The left side of the equation is $$3(y+41)$$. This expression means that the number 3 is multiplied by the sum of 'y' and 41. The parentheses indicate that the addition should be performed first, and then the multiplication, or we can use the distributive property.

**step3** Applying the distributive property

To simplify $$3(y+41)$$, we apply the distributive property of multiplication over addition. This property states that when a number is multiplied by a sum, it is the same as multiplying the number by each part of the sum separately and then adding the products. So, we multiply 3 by 'y' and then multiply 3 by 41, and add these two results.

**step4** Calculating the numerical product

Let's calculate the product of 3 and 41. We can break down 41 into its place values: 4 tens (40) and 1 one (1).
We multiply 3 by 40:
$$3 \times 40 = 120$$
Next, we multiply 3 by 1:
$$3 \times 1 = 3$$
Now, we add these two products:
$$120 + 3 = 123$$
So, $$3 \times 41$$ equals 123.

**step5** Simplifying the entire left side

Now, we combine the results from applying the distributive property.
The term $$3 \times y$$ is written as $$3y$$.
The term $$3 \times 41$$ is 123.
So, the expression $$3(y+41)$$ simplifies to $$3y + 123$$.

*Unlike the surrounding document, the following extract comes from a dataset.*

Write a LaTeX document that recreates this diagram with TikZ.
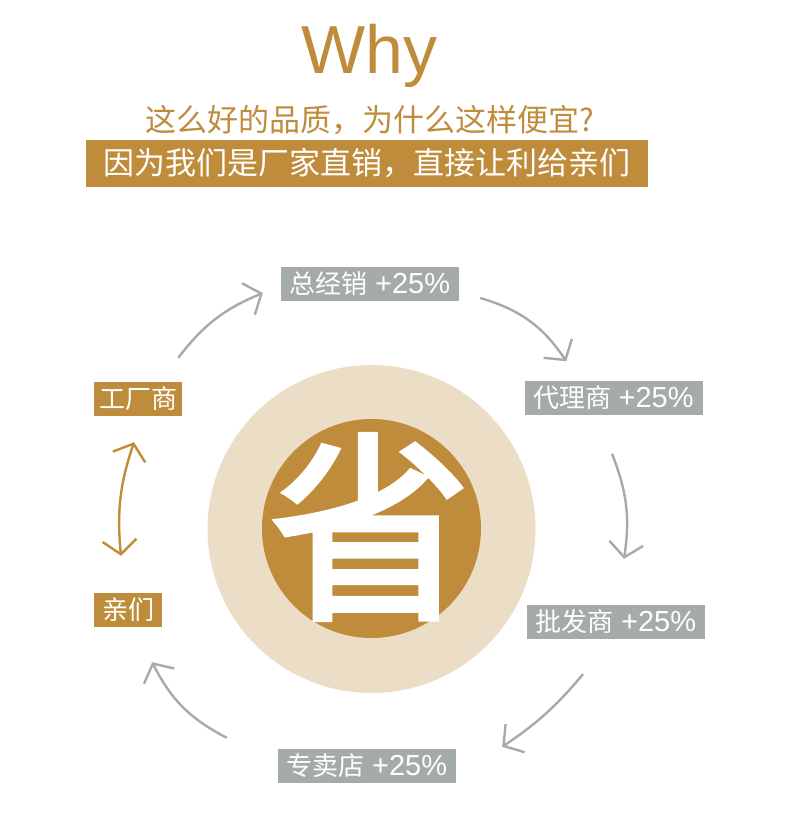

**step6** Comparing both sides of the equation

We have simplified the left side of the original equation, $$3(y+41)$$, to $$3y+123$$.
The right side of the original equation is also $$3y+123$$.
Since the simplified left side ($$3y+123$$) is exactly the same as the right side ($$3y+123$$), the equation $$3(y+41)=3y+123$$ is true for any value of 'y'. This shows that the two expressions are equivalent.